A run of records:
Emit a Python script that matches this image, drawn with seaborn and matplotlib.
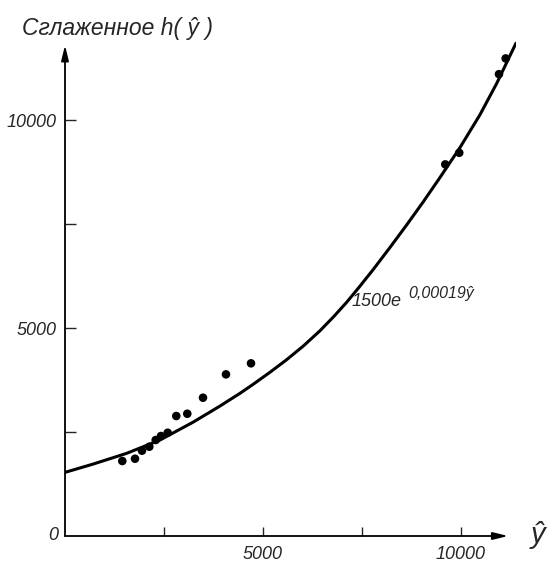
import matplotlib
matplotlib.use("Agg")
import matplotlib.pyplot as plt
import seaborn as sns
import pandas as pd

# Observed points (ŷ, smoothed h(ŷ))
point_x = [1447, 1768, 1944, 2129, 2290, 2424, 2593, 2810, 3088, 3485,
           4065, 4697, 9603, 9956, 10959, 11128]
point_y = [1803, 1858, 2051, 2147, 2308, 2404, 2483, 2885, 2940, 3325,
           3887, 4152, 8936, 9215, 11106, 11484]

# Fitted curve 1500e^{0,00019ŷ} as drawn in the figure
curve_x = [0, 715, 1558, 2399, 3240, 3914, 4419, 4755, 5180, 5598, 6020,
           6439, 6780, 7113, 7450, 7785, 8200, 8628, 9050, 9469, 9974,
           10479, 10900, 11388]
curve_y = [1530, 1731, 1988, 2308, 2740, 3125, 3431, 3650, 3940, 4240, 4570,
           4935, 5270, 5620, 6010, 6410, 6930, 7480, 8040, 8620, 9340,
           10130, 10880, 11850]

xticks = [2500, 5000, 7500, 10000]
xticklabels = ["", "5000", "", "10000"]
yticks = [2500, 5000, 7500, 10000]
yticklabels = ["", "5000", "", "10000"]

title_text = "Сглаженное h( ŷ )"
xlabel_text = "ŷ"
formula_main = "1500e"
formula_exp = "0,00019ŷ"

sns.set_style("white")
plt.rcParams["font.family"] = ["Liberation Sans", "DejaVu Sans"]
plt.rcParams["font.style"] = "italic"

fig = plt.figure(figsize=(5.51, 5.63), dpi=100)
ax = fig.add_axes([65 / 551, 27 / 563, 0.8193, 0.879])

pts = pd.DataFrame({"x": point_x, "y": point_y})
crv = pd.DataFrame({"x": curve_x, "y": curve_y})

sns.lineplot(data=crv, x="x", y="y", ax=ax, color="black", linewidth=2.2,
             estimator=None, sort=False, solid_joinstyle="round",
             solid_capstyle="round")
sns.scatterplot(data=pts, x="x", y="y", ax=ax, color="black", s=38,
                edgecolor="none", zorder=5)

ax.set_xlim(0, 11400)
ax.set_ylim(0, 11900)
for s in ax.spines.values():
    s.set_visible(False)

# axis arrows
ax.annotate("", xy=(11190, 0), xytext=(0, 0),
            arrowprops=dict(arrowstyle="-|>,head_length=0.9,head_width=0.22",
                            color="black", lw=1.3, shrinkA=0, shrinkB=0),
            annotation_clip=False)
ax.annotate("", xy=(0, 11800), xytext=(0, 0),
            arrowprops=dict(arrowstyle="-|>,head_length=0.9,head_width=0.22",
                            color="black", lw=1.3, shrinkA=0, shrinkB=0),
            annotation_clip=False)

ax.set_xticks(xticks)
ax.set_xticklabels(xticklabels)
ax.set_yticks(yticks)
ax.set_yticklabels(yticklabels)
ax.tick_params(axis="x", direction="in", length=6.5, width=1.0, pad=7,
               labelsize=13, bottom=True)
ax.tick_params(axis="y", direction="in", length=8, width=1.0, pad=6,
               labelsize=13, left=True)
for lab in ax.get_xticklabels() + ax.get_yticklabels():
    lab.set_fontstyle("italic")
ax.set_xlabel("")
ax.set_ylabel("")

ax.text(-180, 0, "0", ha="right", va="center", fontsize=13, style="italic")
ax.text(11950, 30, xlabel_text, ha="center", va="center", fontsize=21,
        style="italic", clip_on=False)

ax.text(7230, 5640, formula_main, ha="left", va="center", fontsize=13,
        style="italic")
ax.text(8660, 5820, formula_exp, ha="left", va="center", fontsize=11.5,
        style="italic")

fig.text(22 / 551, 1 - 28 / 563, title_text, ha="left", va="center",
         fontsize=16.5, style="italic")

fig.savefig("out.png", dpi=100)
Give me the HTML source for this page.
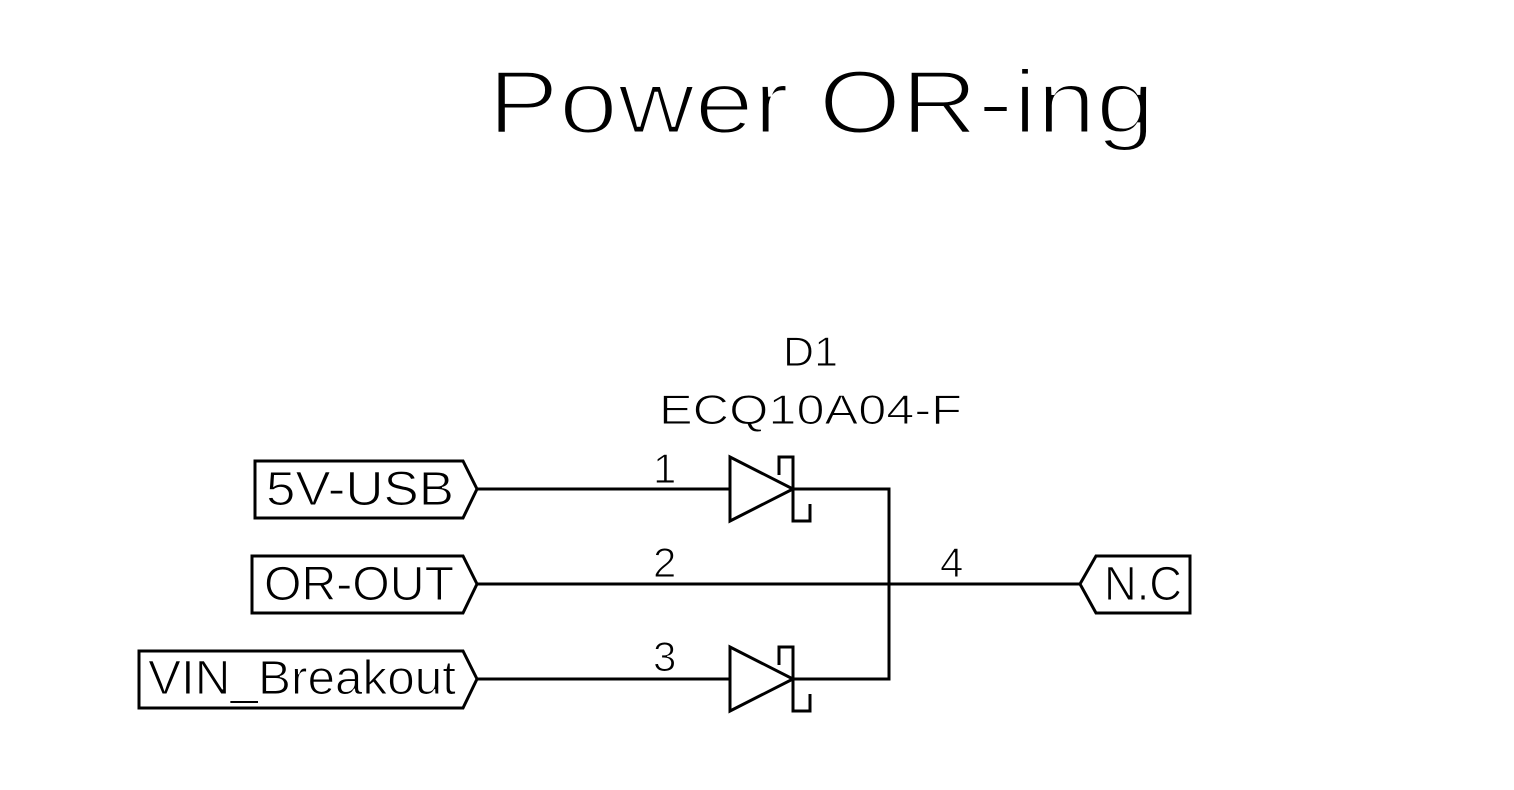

[Directions]:
From the opening line of the listing above through the line bearing "s.set_visible(False)", repeat each line exactly. Drop every picture.

[The reply]:
Emit a Python script that matches this image, drawn with seaborn and matplotlib.
import matplotlib
matplotlib.use("Agg")
import matplotlib.pyplot as plt
import seaborn as sns
import pandas as pd

# Observed points (ŷ, smoothed h(ŷ))
point_x = [1447, 1768, 1944, 2129, 2290, 2424, 2593, 2810, 3088, 3485,
           4065, 4697, 9603, 9956, 10959, 11128]
point_y = [1803, 1858, 2051, 2147, 2308, 2404, 2483, 2885, 2940, 3325,
           3887, 4152, 8936, 9215, 11106, 11484]

# Fitted curve 1500e^{0,00019ŷ} as drawn in the figure
curve_x = [0, 715, 1558, 2399, 3240, 3914, 4419, 4755, 5180, 5598, 6020,
           6439, 6780, 7113, 7450, 7785, 8200, 8628, 9050, 9469, 9974,
           10479, 10900, 11388]
curve_y = [1530, 1731, 1988, 2308, 2740, 3125, 3431, 3650, 3940, 4240, 4570,
           4935, 5270, 5620, 6010, 6410, 6930, 7480, 8040, 8620, 9340,
           10130, 10880, 11850]

xticks = [2500, 5000, 7500, 10000]
xticklabels = ["", "5000", "", "10000"]
yticks = [2500, 5000, 7500, 10000]
yticklabels = ["", "5000", "", "10000"]

title_text = "Сглаженное h( ŷ )"
xlabel_text = "ŷ"
formula_main = "1500e"
formula_exp = "0,00019ŷ"

sns.set_style("white")
plt.rcParams["font.family"] = ["Liberation Sans", "DejaVu Sans"]
plt.rcParams["font.style"] = "italic"

fig = plt.figure(figsize=(5.51, 5.63), dpi=100)
ax = fig.add_axes([65 / 551, 27 / 563, 0.8193, 0.879])

pts = pd.DataFrame({"x": point_x, "y": point_y})
crv = pd.DataFrame({"x": curve_x, "y": curve_y})

sns.lineplot(data=crv, x="x", y="y", ax=ax, color="black", linewidth=2.2,
             estimator=None, sort=False, solid_joinstyle="round",
             solid_capstyle="round")
sns.scatterplot(data=pts, x="x", y="y", ax=ax, color="black", s=38,
                edgecolor="none", zorder=5)

ax.set_xlim(0, 11400)
ax.set_ylim(0, 11900)
for s in ax.spines.values():
    s.set_visible(False)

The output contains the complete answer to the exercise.